Brief:
Print the listing from its top line through the line containing "minimum width=109pt, minimum", nothing more, and leave out the pictures.

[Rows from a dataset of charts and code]
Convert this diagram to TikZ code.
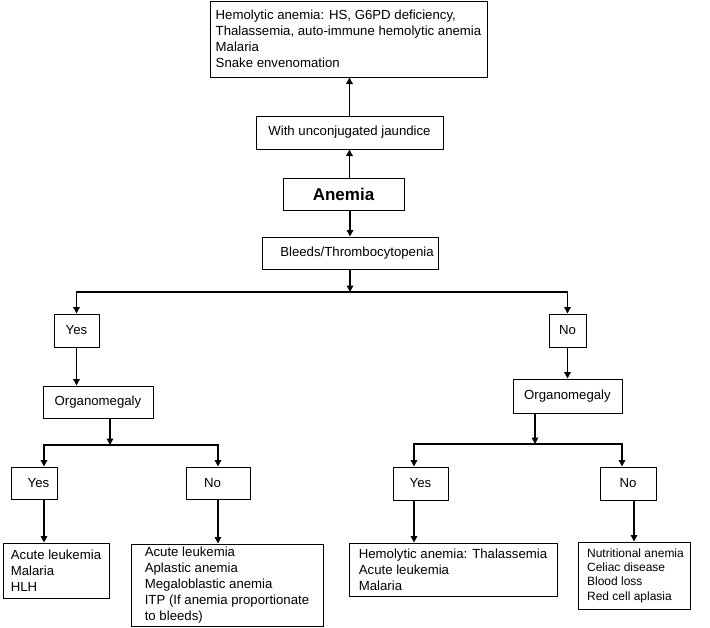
\documentclass[tikz,border=0pt]{standalone}
\usepackage{fontspec}
\setmainfont{Liberation Sans}
\usetikzlibrary{arrows.meta}
\tikzset{
	box/.style={draw, line width=1pt, inner sep=0pt, align=left, font=\fontsize{13.2}{16}\selectfont},
	smallbox/.style={box, font=\fontsize{12}{14.3}\selectfont},
	link/.style={line width=1.4pt, -{Triangle[length=6.5pt,width=6.5pt]}}
}

\begin{document}
\begin{tikzpicture}[x=1pt, y=-1pt]
		%%%%% START %%%%%
		\useasboundingbox (0, 0) rectangle (710, 627);
		
		\node[box, minimum width=277pt, minimum height=76pt] (hemol) at (348.5, 39) {Hemolytic anemia: HS, G6PD deficiency,\\Thalassemia, auto-immune hemolytic anemia\\Malaria\\Snake envenomation};
		\node[box, minimum width=187pt, minimum height=33pt] (jaund) at (349.5, 132.5) {With unconjugated jaundice};
		\node[box, minimum width=121pt, minimum height=32pt, font=\fontsize{17}{20}\selectfont\bfseries] (anemia) at (343.5, 194) {Anemia};
		\node[box, minimum width=176pt, minimum height=32pt] (bleeds) at (350, 253) {\hspace*{14pt}Bleeds/Thrombocytopenia};
		
		\node[box, minimum width=45pt, minimum height=33pt] (yesA) at (76.5, 330.5) {Yes};
		\node[box, minimum width=37pt, minimum height=33pt] (noA) at (567.5, 330.5) {No};
		
		\node[box, minimum width=110pt, minimum height=32pt] (orgA) at (98, 402) {Organomegaly};
		\node[box, minimum width=109pt, minimum height=34pt] (orgB) at (567.5, 396) {Organomegaly};
		
		\node[box, minimum width=46pt, minimum height=32pt] (yesAA) at (34, 483) {\hspace*{9pt}Yes};
		\node[box, minimum width=64pt, minimum height=32pt] (noAA) at (218, 483) {No\hspace*{11pt}};
		\node[box, minimum width=55pt, minimum height=33pt] (yesBA) at (420.5, 483.5) {Yes};
		\node[box, minimum width=56pt, minimum height=33pt] (noBA) at (628, 483.5) {No};
		
		\node[box, minimum width=106pt, minimum height=55pt] (resAA) at (56, 570.5) {Acute leukemia\\Malaria\\HLH};
		\node[box, minimum width=192pt, minimum height=82pt] (resAB) at (227, 585) {Acute leukemia\\Aplastic anemia\\Megaloblastic anemia\\ITP (If anemia proportionate\\to bleeds)};
		\node[box, minimum width=208pt, minimum height=53pt] (resBA) at (453, 569.5) {Hemolytic anemia: Thalassemia\\Acute leukemia\\Malaria};
		\node[smallbox, minimum width=112pt, minimum height=67pt] (resBB) at (634, 575.5) {\hspace*{3pt}Nutritional anemia\\\hspace*{3pt}Celiac disease\\\hspace*{3pt}Blood loss\\\hspace*{3pt}Red cell aplasia};
		
		\coordinate (splitA) at (350, 292);
		\coordinate (splitB) at (110, 445);
		\coordinate (dropAA) at (44, 445);
		\coordinate (splitC) at (535, 444);
		\coordinate (dropBA) at (414, 444);
		\coordinate (dropBB) at (622, 444);
		
		% upward branch
		\draw[link] (jaund.south |- anemia.north) -- (jaund.south);
		\draw[link] (jaund.north) -- (jaund.north |- hemol.south);
		
		% downward branch
		\draw[link] (bleeds.north |- anemia.south) -- (bleeds.north);
		\draw[link] (bleeds.south) -- (splitA);
		\draw[link] (noA.north |- splitA) -- (yesA.north |- splitA) -- (yesA.north);
		\draw[link] (yesA.north |- splitA) -- (noA.north |- splitA) -- (noA.north);
		
		\draw[link] (yesA.south) -- (yesA.south |- orgA.north);
		\draw[link] (splitB |- orgA.south) -- (splitB);
		\draw[link] (noAA.north |- splitB) -- (dropAA) -- (dropAA |- yesAA.north);
		\draw[link] (dropAA) -- (noAA.north |- splitB) -- (noAA.north);
		\draw[link] (dropAA |- yesAA.south) -- (dropAA |- resAA.north);
		\draw[link] (noAA.south) -- (noAA.south |- resAB.north);
		
		\draw[link] (noA.south) -- (noA.south |- orgB.north);
		\draw[link] (splitC |- orgB.south) -- (splitC);
		\draw[link] (dropBB) -- (dropBA) -- (dropBA |- yesBA.north);
		\draw[link] (dropBA) -- (dropBB) -- (dropBB |- noBA.north);
		\draw[link] (dropBA |- yesBA.south) -- (dropBA |- resBA.north);
		\draw[link] (resBB.north |- noBA.south) -- (resBB.north);
		
		%%%%% END %%%%%
\end{tikzpicture}
\end{document}
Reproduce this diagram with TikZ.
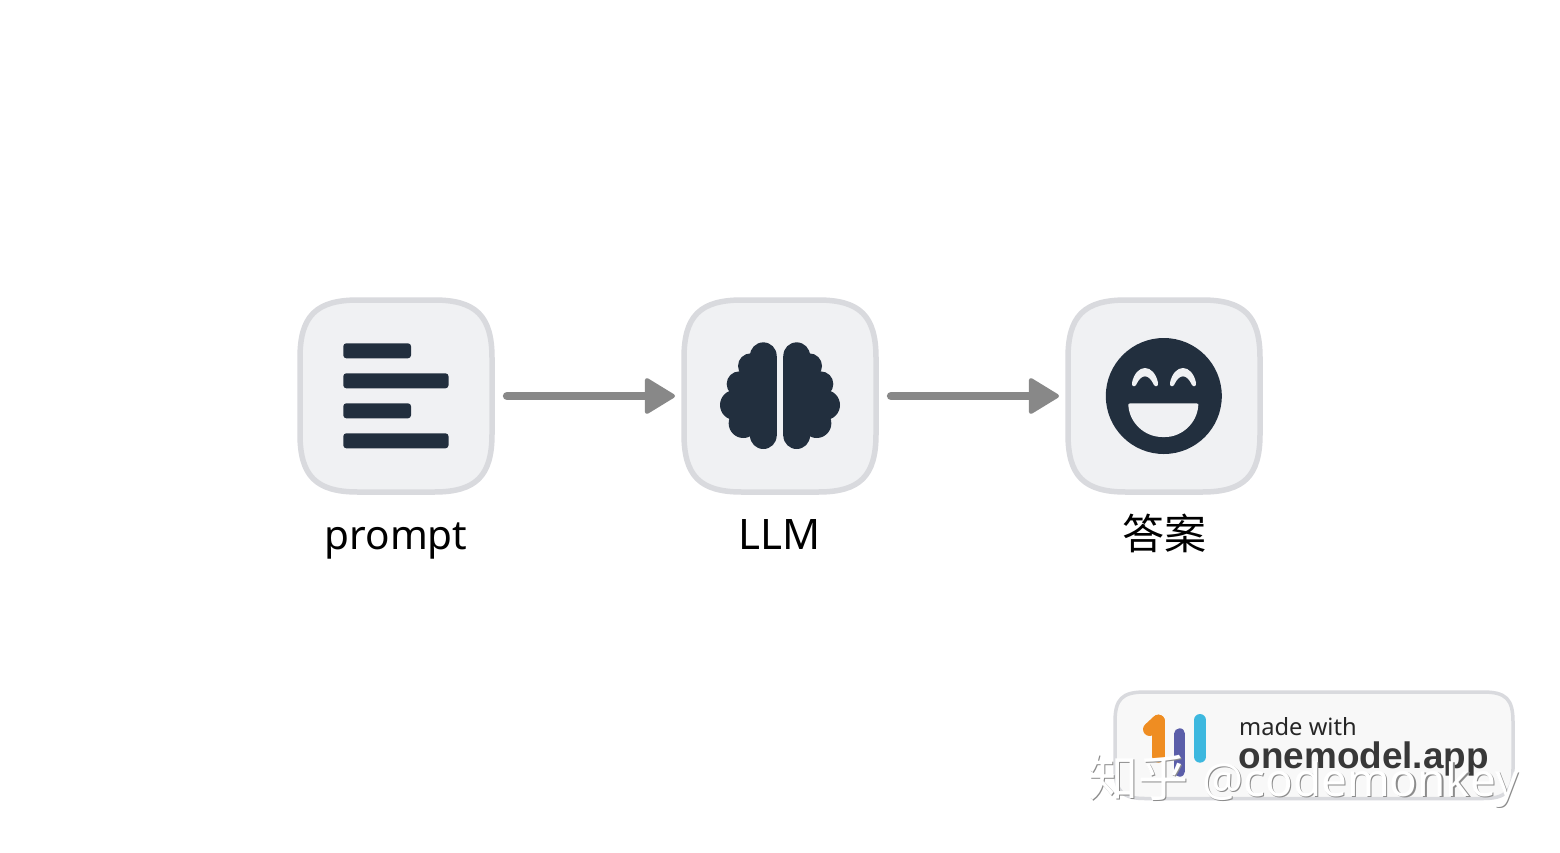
\documentclass[tikz,border=0pt]{standalone}
\usepackage{fontspec}
\setmainfont{Noto Sans}
\newfontfamily\cjkfont{Noto Sans CJK SC}
\newfontfamily\badgebold{Liberation Sans}
\usetikzlibrary{arrows.meta}
\definecolor{iconc}{HTML}{222F3E}
\definecolor{boxfill}{HTML}{F0F1F3}
\definecolor{boxline}{HTML}{D9DADE}
\definecolor{arrowc}{HTML}{888888}
\definecolor{badgefill}{HTML}{F8F8F8}
\definecolor{logoO}{HTML}{EF8D22}
\definecolor{logoP}{HTML}{5B5EA9}
\definecolor{logoC}{HTML}{3DB8DF}
\definecolor{wmshade}{HTML}{8C8C8C}
\tikzset{
  anchorbox/.style={minimum size=198pt,inner sep=0pt,outer sep=0pt},
  tilebox/.style={fill=boxfill,draw=boxline,line width=5.5pt},
  bar/.style={fill=iconc,draw=none,rounded corners=3pt},
  flow/.style={draw=arrowc,line width=8.3pt,line cap=round,shorten <=12pt,shorten >=6pt,
    -{Triangle[length=32pt,width=38pt,round,line width=4pt,fill=arrowc]}},
  caption/.style={anchor=base,inner sep=0pt,font=\fontsize{40.5}{48}\selectfont,text=black},
  tile/.pic={
    \draw[tilebox] (-96,-38) .. controls (-96,-80) and (-80,-96) .. (-38,-96)
      -- (38,-96) .. controls (80,-96) and (96,-80) .. (96,-38)
      -- (96,38) .. controls (96,80) and (80,96) .. (38,96)
      -- (-38,96) .. controls (-80,96) and (-96,80) .. (-96,38) -- cycle;
  },
  brainhalf/.pic={
    \fill[iconc] (212,228) circle (38);
    \fill[iconc] (178,282) circle (38);
    \fill[iconc] (165,345) circle (45);
    \fill[iconc] (190,400) circle (44);
    \fill[iconc] (190,230) rectangle (290,430);
    \fill[iconc] (250,197) circle (40);
    \fill[iconc] (250,437) circle (40);
    \fill[iconc] (250,197) rectangle (290,437);
  },
}
\begin{document}
\begin{tikzpicture}[x=1pt,y=-1pt]
\useasboundingbox (0,0) rectangle (1560,852);
\fill[white] (0,0) rectangle (1560,852);

% anchors
\node[anchorbox] (p) at (396,396) {};
\node[anchorbox] (l) at (780,396) {};
\node[anchorbox] (a) at (1164,396) {};

\pic at (396,396) {tile};
\pic at (780,396) {tile};
\pic at (1164,396) {tile};

% prompt icon
\fill[bar] (343.3,343.3) rectangle (411,358.3);
\fill[bar] (343.3,373.3) rectangle (448.5,388.3);
\fill[bar] (343.3,403.3) rectangle (411,418.3);
\fill[bar] (343.3,433.3) rectangle (448.5,448.3);

% brain icon
\begin{scope}[shift={(680,290)},x=.33333pt,y=-.33333pt]
  \pic {brainhalf};
\end{scope}
\begin{scope}[shift={(880,290)},x=-.33333pt,y=-.33333pt]
  \pic {brainhalf};
\end{scope}

% smile icon
\fill[iconc] (1163.8,396) circle (58);
\begin{scope}[shift={(1060,290)},x=.33333pt,y=-.33333pt]
  \fill[boxfill,rounded corners=1.5pt] (205,340) -- (415,340) -- (415,345) .. controls (410,400) and (365,441) .. (311,441)
     .. controls (255,441) and (210,400) .. (205,345) -- cycle;
  \fill[boxfill] (216,278) .. controls (222,250) and (238,234) .. (255,234)
     .. controls (272,234) and (288,250) .. (294,278)
     .. controls (296,290) and (286,292) .. (282,285)
     .. controls (274,268) and (265,259) .. (255,259)
     .. controls (245,259) and (236,268) .. (228,285)
     .. controls (224,292) and (214,290) .. (216,278) -- cycle;
  \fill[boxfill] (330,278) .. controls (336,250) and (352,234) .. (369,234)
     .. controls (386,234) and (402,250) .. (408,278)
     .. controls (410,290) and (400,292) .. (396,285)
     .. controls (388,268) and (379,259) .. (369,259)
     .. controls (359,259) and (350,268) .. (342,285)
     .. controls (338,292) and (328,290) .. (330,278) -- cycle;
\end{scope}

% connectors
\path[flow] (p.east) -- (l.west);
\path[flow] (l.east) -- (a.west);

% captions
\node[caption] (t1) at (396,549) {prompt};
\node[caption,font=\fontsize{42}{48}\selectfont] (t2) at (780,549) {LLM};
\node[caption,font=\cjkfont\fontsize{42}{48}\selectfont] (t3) at (1164,549) {答案};

% badge
\draw[fill=badgefill,draw=boxline,line width=3.5pt]
  (1115,722) .. controls (1115,699) and (1122,692) .. (1145,692)
  -- (1483,692) .. controls (1506,692) and (1513,699) .. (1513,722)
  -- (1513,768) .. controls (1513,791) and (1506,798.5) .. (1483,798.5)
  -- (1145,798.5) .. controls (1122,798.5) and (1115,791) .. (1115,768) -- cycle;
\begin{scope}[shift={(1080,680)},x=.33333pt,y=-.33333pt]
  \draw[logoO,line width=13.3pt,line cap=round,line join=round] (235,124) -- (209,148);
  \draw[logoO,line width=13.3pt,line cap=round] (235,124) -- (235,228);
  \draw[logoP,line width=10.8pt,line cap=round] (299,161) -- (299,274);
  \draw[logoC,line width=12pt,line cap=round] (360,120) -- (360,230);
\end{scope}
\node[anchor=base west,inner sep=0pt,text=black!85,font=\fontsize{23.7}{28}\selectfont] (mw) at (1239,735) {made with};
\node[anchor=base west,inner sep=0pt,text=black!78,font=\badgebold\bfseries\fontsize{36.9}{40}\selectfont] (om) at (1238.5,768) {onemodel.app};

% watermark
\node[anchor=base west,inner sep=0pt,text=wmshade,font=\cjkfont\fontsize{50}{56}\selectfont] (w1s) at (1089.5,797.5) {知乎};
\node[anchor=base west,inner sep=0pt,text=wmshade,font=\fontsize{45.8}{56}\selectfont] (w2s) at (1203.5,797.5) {@codemonkey};
\node[anchor=base west,inner sep=0pt,text=white,font=\cjkfont\fontsize{50}{56}\selectfont] (w1) at (1088,796) {知乎};
\node[anchor=base west,inner sep=0pt,text=white,font=\fontsize{45.8}{56}\selectfont] (w2) at (1202,796) {@codemonkey};
\end{tikzpicture}
\end{document}
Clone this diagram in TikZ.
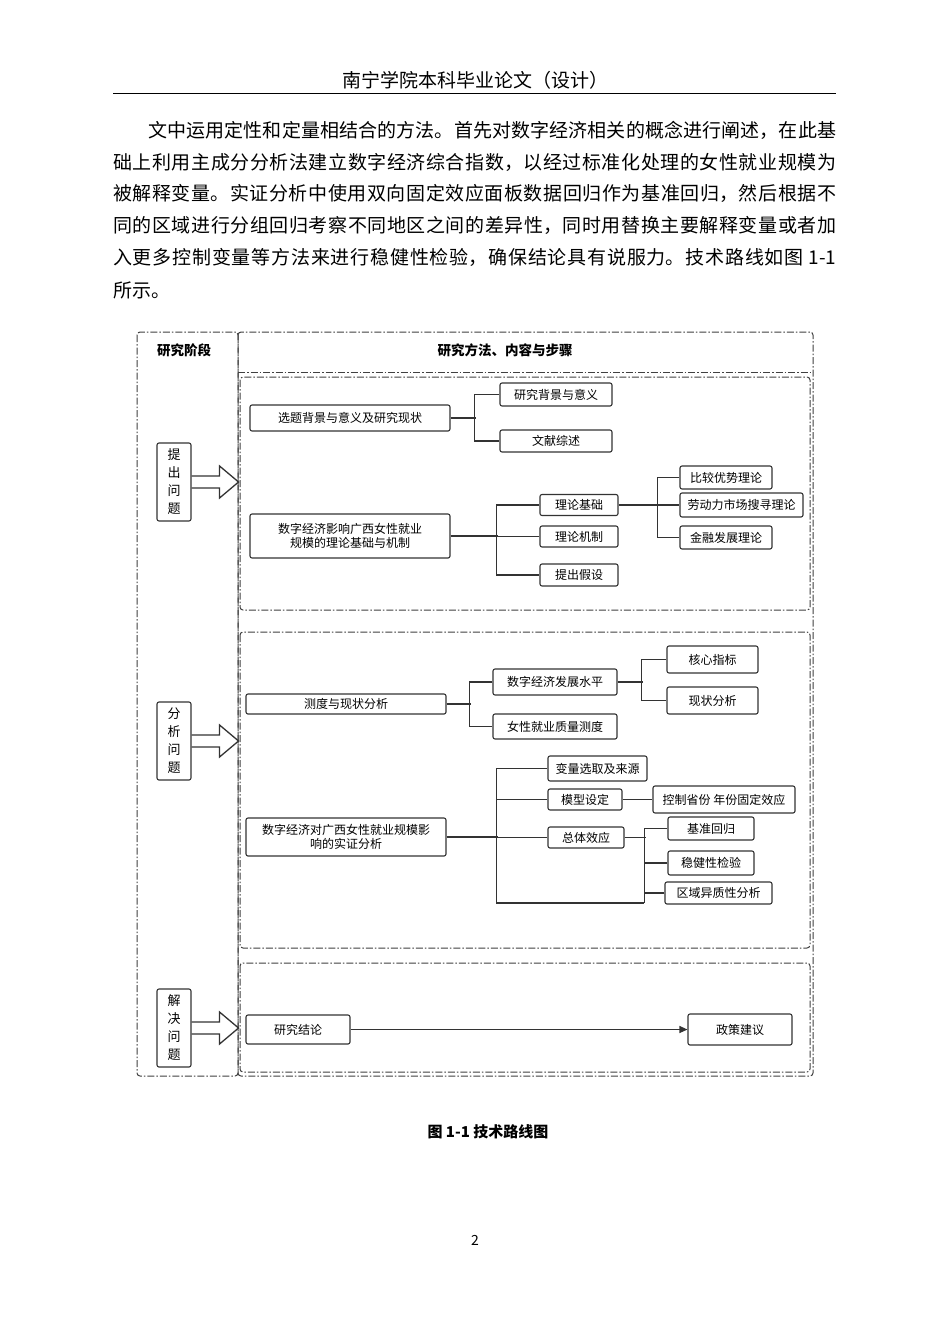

Response to the task:
Convert this diagram to TikZ code.
\documentclass[tikz,border=0pt]{standalone}
\usepackage{fontspec}
\setmainfont{Liberation Sans}
\usetikzlibrary{arrows.meta}
\tikzset{
	box/.style={draw, line width=1pt, inner sep=0pt, align=left, font=\fontsize{13.2}{16}\selectfont},
	smallbox/.style={box, font=\fontsize{12}{14.3}\selectfont},
	link/.style={line width=1.4pt, -{Triangle[length=6.5pt,width=6.5pt]}}
}

\begin{document}
\begin{tikzpicture}[x=1pt, y=-1pt]
		%%%%% START %%%%%
		\useasboundingbox (0, 0) rectangle (710, 627);
		
		\node[box, minimum width=277pt, minimum height=76pt] (hemol) at (348.5, 39) {Hemolytic anemia: HS, G6PD deficiency,\\Thalassemia, auto-immune hemolytic anemia\\Malaria\\Snake envenomation};
		\node[box, minimum width=187pt, minimum height=33pt] (jaund) at (349.5, 132.5) {With unconjugated jaundice};
		\node[box, minimum width=121pt, minimum height=32pt, font=\fontsize{17}{20}\selectfont\bfseries] (anemia) at (343.5, 194) {Anemia};
		\node[box, minimum width=176pt, minimum height=32pt] (bleeds) at (350, 253) {\hspace*{14pt}Bleeds/Thrombocytopenia};
		
		\node[box, minimum width=45pt, minimum height=33pt] (yesA) at (76.5, 330.5) {Yes};
		\node[box, minimum width=37pt, minimum height=33pt] (noA) at (567.5, 330.5) {No};
		
		\node[box, minimum width=110pt, minimum height=32pt] (orgA) at (98, 402) {Organomegaly};
		\node[box, minimum width=109pt, minimum height=34pt] (orgB) at (567.5, 396) {Organomegaly};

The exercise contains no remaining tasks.